Misusing personal conveyance isn’t treated as a minor paperwork error. If an inspector determines your logged personal conveyance was actually on-duty driving, the time gets reclassified and you could be in violation of multiple HOS rules simultaneously. For straightforward recordkeeping violations, carriers face penalties of up to $1,544 per day the violation continues, with a ceiling of $15,445.9Legal Information Institute. 49 CFR Appendix B to Part 386 – Penalty Schedule: Violations and Monetary Penalties
Deliberate misuse escalates quickly. Knowingly logging on-duty driving as personal conveyance falls under record falsification, which carries a maximum penalty of $15,445 per violation.

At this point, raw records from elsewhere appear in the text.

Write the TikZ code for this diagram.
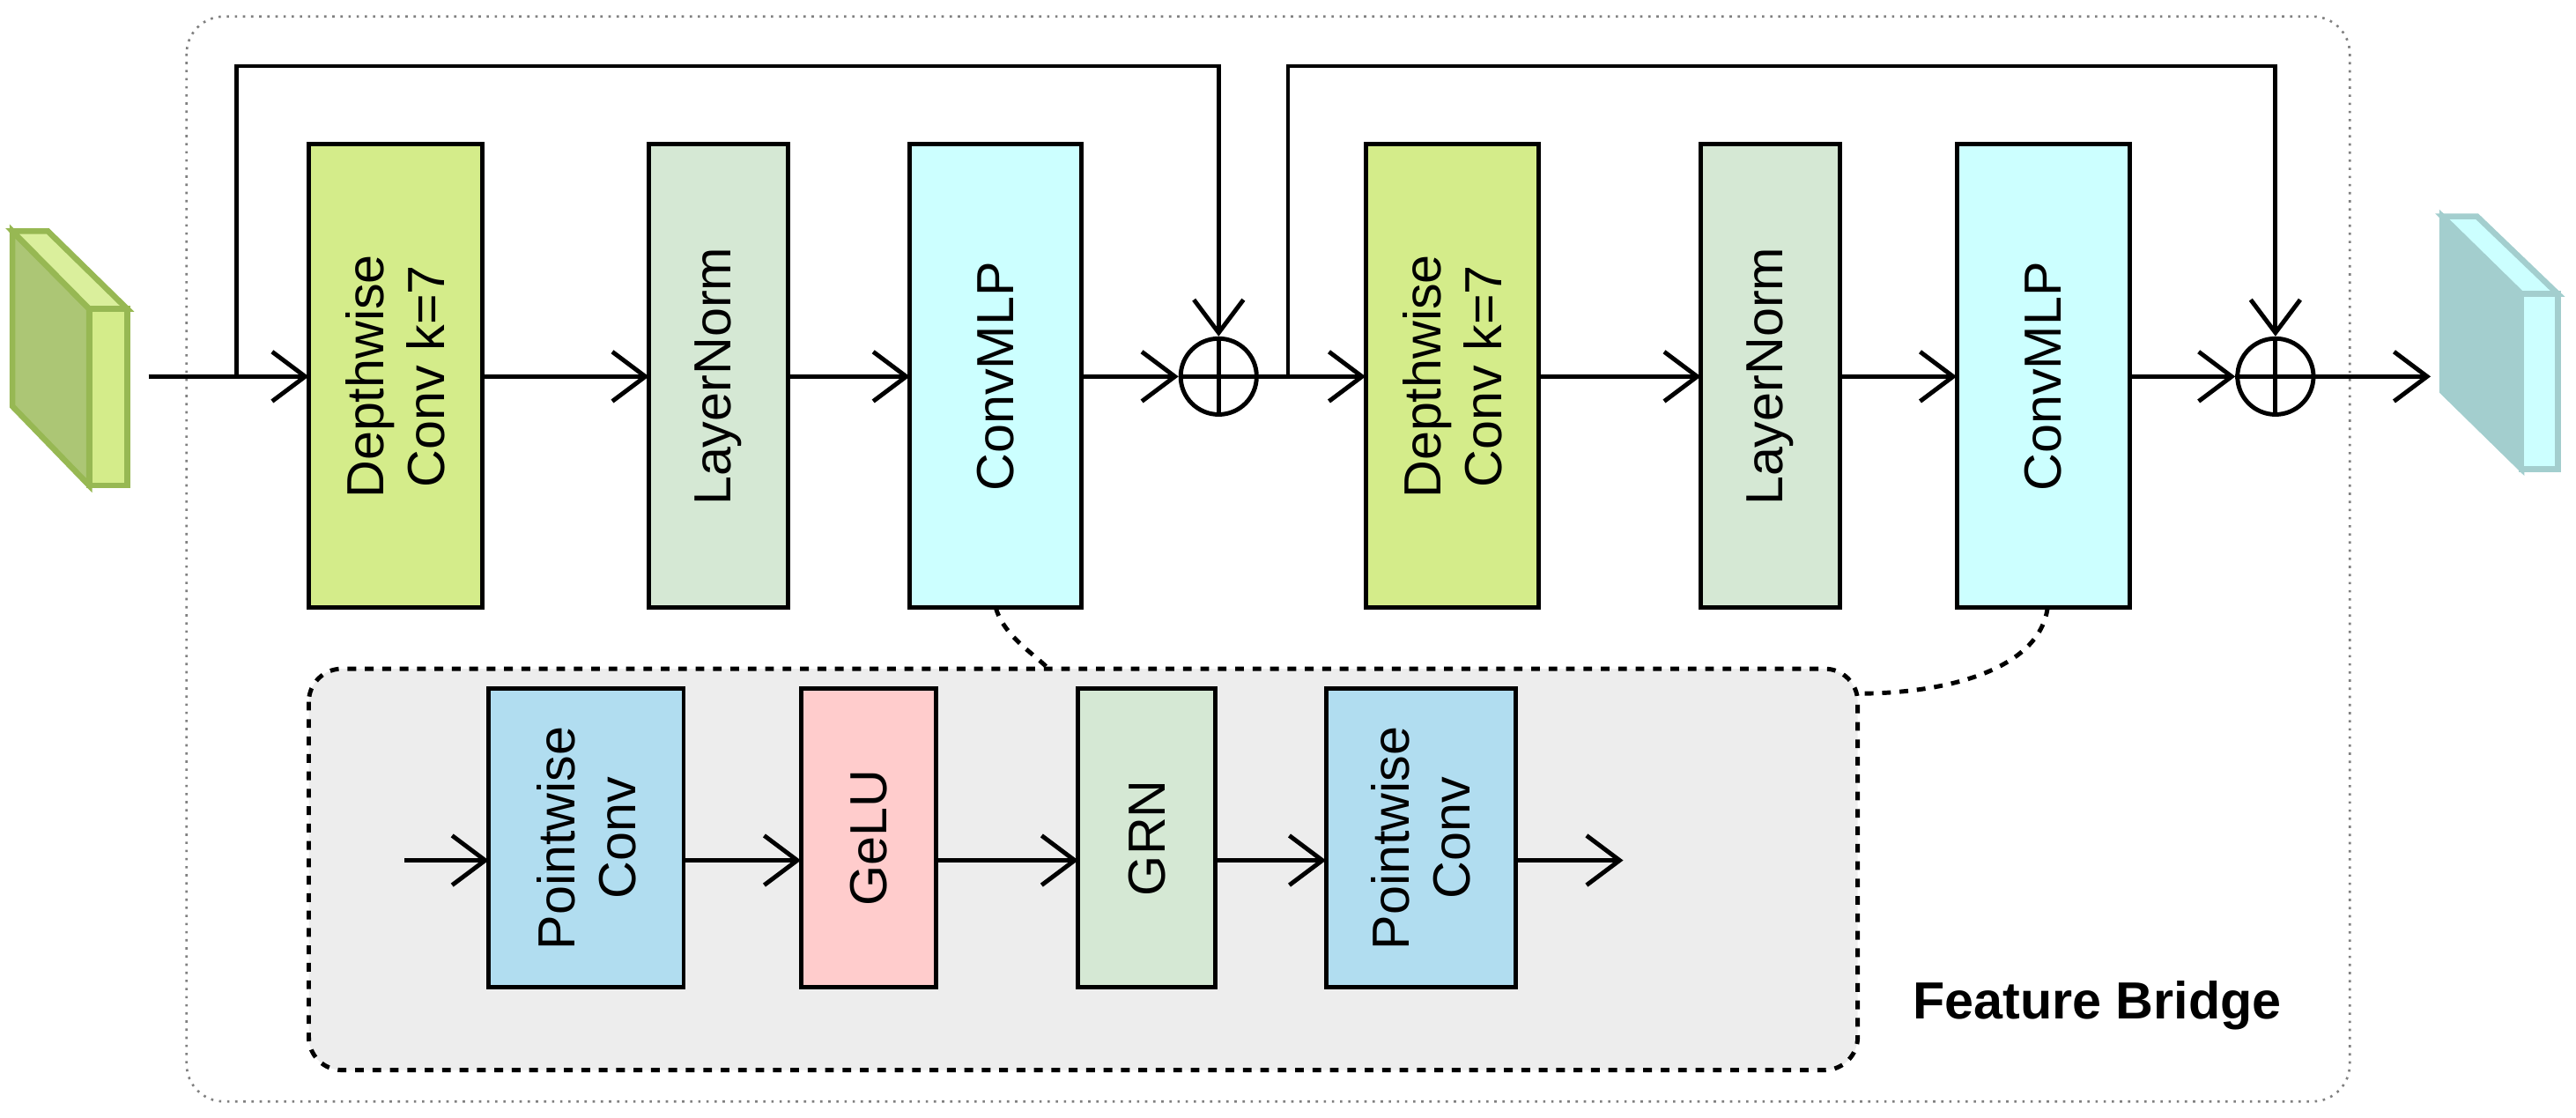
\documentclass[tikz,border=0pt]{standalone}
\usepackage{fontspec}
\setmainfont{Liberation Sans}
\usetikzlibrary{arrows.meta}
\definecolor{dwgreen}{HTML}{D4EC8A}
\definecolor{lngreen}{HTML}{D5E8D4}
\definecolor{mlpcyan}{HTML}{CCFFFF}
\definecolor{pwblue}{HTML}{B1DDF0}
\definecolor{gelured}{HTML}{FFCCCC}
\definecolor{cubegreen}{HTML}{97B853}
\definecolor{cubecyan}{HTML}{A3CECE}
\begin{document}
\begin{tikzpicture}[x=0.02cm,y=-0.02cm,
        line width=1.5pt,
        >={Straight Barb[length=4mm,width=6mm,line width=1.5pt]},
        txt/.style={rotate=90,align=center,font=\fontsize{18}{21}\selectfont},
        plus/.style={draw,circle,minimum size=0.92cm,inner sep=0pt},
    ]
    \useasboundingbox (0,0) rectangle (1560,677);
    \draw[gray,dotted,line width=0.8pt,rounded corners=0.45cm] (113,10) rectangle (1423,667);
    % input and output feature maps
    \draw[cubegreen,line width=2pt,fill=cubegreen!80!white] (7.5,140) -- (54,187) -- (54,294) -- (7.5,246) -- cycle;
    \draw[cubegreen,line width=2pt,fill=dwgreen!85!white] (7.5,140) -- (29,140) -- (77,187) -- (54,187) -- cycle;
    \draw[cubegreen,line width=2pt,fill=dwgreen] (54,187) rectangle (77,294);
    \draw[cubecyan,line width=2pt,fill=cubecyan] (1479,131) -- (1527,178) -- (1527,284) -- (1479,237) -- cycle;
    \draw[cubecyan,line width=2pt,fill=mlpcyan] (1479,131) -- (1500,131) -- (1549,178) -- (1527,178) -- cycle;
    \draw[cubecyan,line width=2pt,fill=mlpcyan] (1527,178) rectangle (1549,284);
    % main row
    \draw[fill=dwgreen] (187,87) rectangle (292,368);
    \node[txt] (dw1) at (239.5,228) {Depthwise\\Conv k=7};
    \draw[fill=lngreen] (393,87) rectangle (477,368);
    \node[txt] (ln1) at (435,228) {LayerNorm};
    \draw[fill=mlpcyan] (551,87) rectangle (655,368);
    \node[txt] (mlp1) at (603,228) {ConvMLP};
    \node[plus] (add1) at (738,228) {};
    \draw[fill=dwgreen] (827,87) rectangle (932,368);
    \node[txt] (dw2) at (879.5,228) {Depthwise\\Conv k=7};
    \draw[fill=lngreen] (1030,87) rectangle (1114,368);
    \node[txt] (ln2) at (1072,228) {LayerNorm};
    \draw[fill=mlpcyan] (1185,87) rectangle (1290,368);
    \node[txt] (mlp2) at (1237.5,228) {ConvMLP};
    \node[plus] (add2) at (1378,228) {};
    \draw (add1.north) -- (add1.south) (add1.west) -- (add1.east);
    \draw (add2.north) -- (add2.south) (add2.west) -- (add2.east);
    \coordinate (in) at (90,228);
    \coordinate (out) at (1472,228);
    \draw[->] (in) -- (187,228);
    \draw[->] (292,228) -- (393,228);
    \draw[->] (477,228) -- (551,228);
    \draw[->] (655,228) -- (add1);
    \draw[->] (add1) -- (827,228);
    \draw[->] (932,228) -- (1030,228);
    \draw[->] (1114,228) -- (1185,228);
    \draw[->] (1290,228) -- (add2);
    \draw[->] (add2) -- (out);
    \draw[->] (143,228) -- (143,40) -- (738,40) -- (add1.north);
    \draw[->] (780,228) -- (780,40) -- (1378,40) -- (add2.north);
    % feature bridge
    \draw[dashed,fill=black!7,rounded corners=0.4cm] (187,405) rectangle (1125,648);
    \draw[dashed] (603,368) .. controls (608,385) and (625,395) .. (635,405);
    \draw[dashed] (1240,368) .. controls (1235,405) and (1180,420) .. (1125,420);
    \draw[fill=pwblue] (296,417) rectangle (414,598);
    \node[txt] (pw1) at (355,507.5) {Pointwise\\Conv};
    \draw[fill=gelured] (485,417) rectangle (567,598);
    \node[txt] (gelu) at (526,507.5) {GeLU};
    \draw[fill=lngreen] (653,417) rectangle (736,598);
    \node[txt] (grn) at (694.5,507.5) {GRN};
    \draw[fill=pwblue] (803,417) rectangle (918,598);
    \node[txt] (pw2) at (860.5,507.5) {Pointwise\\Conv};
    \draw[->] (245,521) -- (296,521);
    \draw[->] (414,521) -- (485,521);
    \draw[->] (567,521) -- (653,521);
    \draw[->] (736,521) -- (803,521);
    \draw[->] (918,521) -- (983,521);
    \node[font=\bfseries\fontsize{18}{21}\selectfont] (fb) at (1270,609) {Feature Bridge};
\end{tikzpicture}
\end{document}
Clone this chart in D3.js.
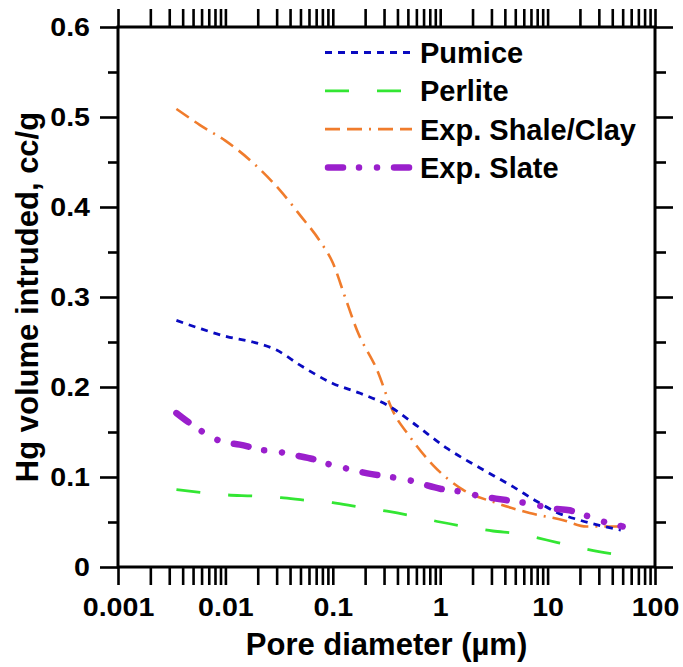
<!DOCTYPE html>
<html>
<head>
<meta charset="utf-8">
<script src="https://cdn.jsdelivr.net/npm/d3@7/dist/d3.min.js"></script>
<style>
  html, body { margin: 0; padding: 0; background: #fff; }
  svg { display: block; }
  text { font-family: "Liberation Sans", Arial, sans-serif; font-weight: bold; fill: #000; }
</style>
</head>
<body>
<script>
// ---------- data ----------
const seriesNames = ["Pumice", "Perlite", "Exp. Shale/Clay", "Exp. Slate"];

const pumiceX = [0.0035, 0.0058, 0.0103, 0.018, 0.030, 0.050, 0.10, 0.18, 0.32, 0.56, 1.15, 2.35, 4.8, 7.9, 12, 20, 48];
const pumiceY = [0.274, 0.265, 0.256, 0.250, 0.241, 0.224, 0.204, 0.193, 0.180, 0.160, 0.132, 0.110, 0.089, 0.073, 0.061, 0.052, 0.041];

const perliteX = [0.0035, 0.0058, 0.0106, 0.0176, 0.033, 0.057, 0.10, 0.17, 0.32, 0.54, 1.0, 1.7, 3.1, 5.3, 9.8, 16, 30, 50];
const perliteY = [0.086, 0.083, 0.080, 0.079, 0.077, 0.074, 0.0715, 0.067, 0.062, 0.057, 0.050, 0.045, 0.040, 0.037, 0.030, 0.024, 0.017, 0.013];

const shaleX = [0.0035, 0.0058, 0.0099, 0.0189, 0.032, 0.0495, 0.076, 0.10, 0.13, 0.168, 0.258, 0.36, 0.52, 0.86, 1.62, 3.36, 6.8, 14, 23, 50];
const shaleY = [0.509, 0.491, 0.474, 0.447, 0.419, 0.391, 0.362, 0.338, 0.300, 0.263, 0.219, 0.174, 0.145, 0.113, 0.086, 0.071, 0.060, 0.052, 0.045, 0.045];

const slateX = [0.0035, 0.0049, 0.0066, 0.0094, 0.0136, 0.022, 0.031, 0.045, 0.065, 0.10, 0.14, 0.21, 0.30, 0.49, 0.69, 1.0, 1.5, 2.3, 3.3, 4.9, 7.1, 11, 16, 23, 34, 50];
const slateY = [0.171, 0.158, 0.148, 0.139, 0.136, 0.130, 0.128, 0.124, 0.120, 0.113, 0.109, 0.104, 0.101, 0.097, 0.092, 0.087, 0.084, 0.079, 0.076, 0.073, 0.070, 0.065, 0.063, 0.057, 0.050, 0.045];

const xDecades = [0.001, 0.01, 0.1, 1, 10, 100];
const xTickLabels = ["0.001", "0.01", "0.1", "1", "10", "100"];
const yMajorTicks = [0, 0.1, 0.2, 0.3, 0.4, 0.5, 0.6];
const yTickLabels = ["0", "0.1", "0.2", "0.3", "0.4", "0.5", "0.6"];
const yMinorTicks = [0.05, 0.15, 0.25, 0.35, 0.45, 0.55];

const xTitle = "Pore diameter (\u00b5m)";
const yTitle = "Hg volume intruded, cc/g";

// ---------- styles ----------
const styles = [
  { color: "#0a0ac0", width: 2.8, dash: "7,6", cap: "butt" },
  { color: "#33e633", width: 2.8, dash: "24,28", cap: "butt" },
  { color: "#f07c2c", width: 2.6, dash: "15,7,15,7,2,7", cap: "butt" },
  { color: "#9a1fcc", width: 6.5, dash: "15,16,0.01,18,0.01,17", cap: "round" }
];

const W = 683, H = 667;
const L = 118, R = 655, T = 27, B = 567;
const tickFont = 26, tickStretch = 1.1;

const svg = d3.select("body").append("svg").attr("width", W).attr("height", H);

const x = d3.scaleLog().domain([0.001, 100]).range([L, R]);
const y = d3.scaleLinear().domain([0, 0.6]).range([B, T]);

const xAllTicks = [];
xDecades.slice(0, -1).forEach(d => { for (let k = 1; k <= 9; k++) xAllTicks.push(+(d * k).toPrecision(3)); });
xAllTicks.push(100);

function styleAxis(g, tw) {
  g.selectAll(".domain").remove();
  g.selectAll(".tick line").attr("stroke", "#000").attr("stroke-width", tw);
}
function stretch(sel) {
  sel.each(function () {
    const w = this.getComputedTextLength();
    if (w > 0) d3.select(this).attr("textLength", w * tickStretch).attr("lengthAdjust", "spacingAndGlyphs");
  });
}

// bottom axis
const gB = svg.append("g").attr("transform", `translate(0,${B})`)
  .call(d3.axisBottom(x).tickValues(xAllTicks).tickSize(18).tickSizeOuter(0).tickPadding(13)
    .tickFormat(d => { const i = xDecades.findIndex(v => Math.abs(v - d) / v < 1e-6); return i >= 0 ? xTickLabels[i] : ""; }));
styleAxis(gB, 2.6);
gB.selectAll(".tick text").attr("font-size", tickFont).attr("fill", "#000").call(stretch);

// top axis
const gT = svg.append("g").attr("transform", `translate(0,${T})`)
  .call(d3.axisTop(x).tickValues(xAllTicks).tickSize(18).tickSizeOuter(0).tickFormat(""));
styleAxis(gT, 2.6);

// left axis
const gL = svg.append("g").attr("transform", `translate(${L},0)`)
  .call(d3.axisLeft(y).tickValues(yMajorTicks).tickSize(18).tickSizeOuter(0).tickPadding(10)
    .tickFormat((d, i) => yTickLabels[i]));
styleAxis(gL, 2.6);
gL.selectAll(".tick text").attr("font-size", tickFont).attr("fill", "#000").call(stretch);
const gLm = svg.append("g").attr("transform", `translate(${L},0)`)
  .call(d3.axisLeft(y).tickValues(yMinorTicks).tickSize(10).tickSizeOuter(0).tickFormat(""));
styleAxis(gLm, 2.6);

// right axis
const gR = svg.append("g").attr("transform", `translate(${R},0)`)
  .call(d3.axisRight(y).tickValues(yMajorTicks).tickSize(18).tickSizeOuter(0).tickFormat(""));
styleAxis(gR, 2.6);
const gRm = svg.append("g").attr("transform", `translate(${R},0)`)
  .call(d3.axisRight(y).tickValues(yMinorTicks).tickSize(11).tickSizeOuter(0).tickFormat(""));
styleAxis(gRm, 2.6);

// frame
svg.append("rect").attr("x", L).attr("y", T).attr("width", R - L).attr("height", B - T)
  .attr("fill", "none").attr("stroke", "#000").attr("stroke-width", 3);

// lines
const allSeries = [
  pumiceX.map((v, i) => [v, pumiceY[i]]),
  perliteX.map((v, i) => [v, perliteY[i]]),
  shaleX.map((v, i) => [v, shaleY[i]]),
  slateX.map((v, i) => [v, slateY[i]])
];
const line = d3.line().x(d => x(d[0])).y(d => y(d[1])).curve(d3.curveMonotoneX);

const order = [1, 2, 0, 3];
order.forEach(i => {
  const s = styles[i];
  svg.append("path").datum(allSeries[i]).attr("d", line)
    .attr("fill", "none").attr("stroke", s.color).attr("stroke-width", s.width)
    .attr("stroke-dasharray", s.dash).attr("stroke-linecap", s.cap).attr("stroke-linejoin", "round");
});

// legend
const legY0 = 52.5, legDy = 38.3, legX1 = 325, legX2 = 412, legTx = 420;
seriesNames.forEach((name, i) => {
  const s = styles[i];
  const yy = legY0 + i * legDy;
  svg.append("line").attr("x1", legX1 + (s.cap === "round" ? 3 : 0)).attr("x2", legX2).attr("y1", yy).attr("y2", yy)
    .attr("stroke", s.color).attr("stroke-width", s.width).attr("stroke-dasharray", s.dash).attr("stroke-linecap", s.cap);
  svg.append("text").attr("x", legTx).attr("y", yy).attr("dy", "0.36em").attr("font-size", 29).text(name);
});

// titles
svg.append("text").attr("x", (L + R) / 2).attr("y", 655).attr("text-anchor", "middle").attr("font-size", 31).text(xTitle);
svg.append("text").attr("transform", `translate(38,${(T + B) / 2}) rotate(-90)`).attr("text-anchor", "middle").attr("font-size", 31).text(yTitle);
</script>
</body>
</html>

Non-recordkeeping HOS violations can reach $18,758 for carriers and $4,690 for individual drivers. Beyond the fines, falsification damages a carrier’s safety rating and a driver’s PSP record, which follow you from job to job.9Legal Information Institute. 49 CFR Appendix B to Part 386 – Penalty Schedule: Violations and Monetary Penalties
At a roadside inspection, an HOS violation can also result in being placed out of service. For a property-carrying driver, that typically means sitting until you’ve accumulated 10 consecutive hours of off-duty time before you can legally drive again. For a pattern of falsification, the consequences extend well beyond a single stop.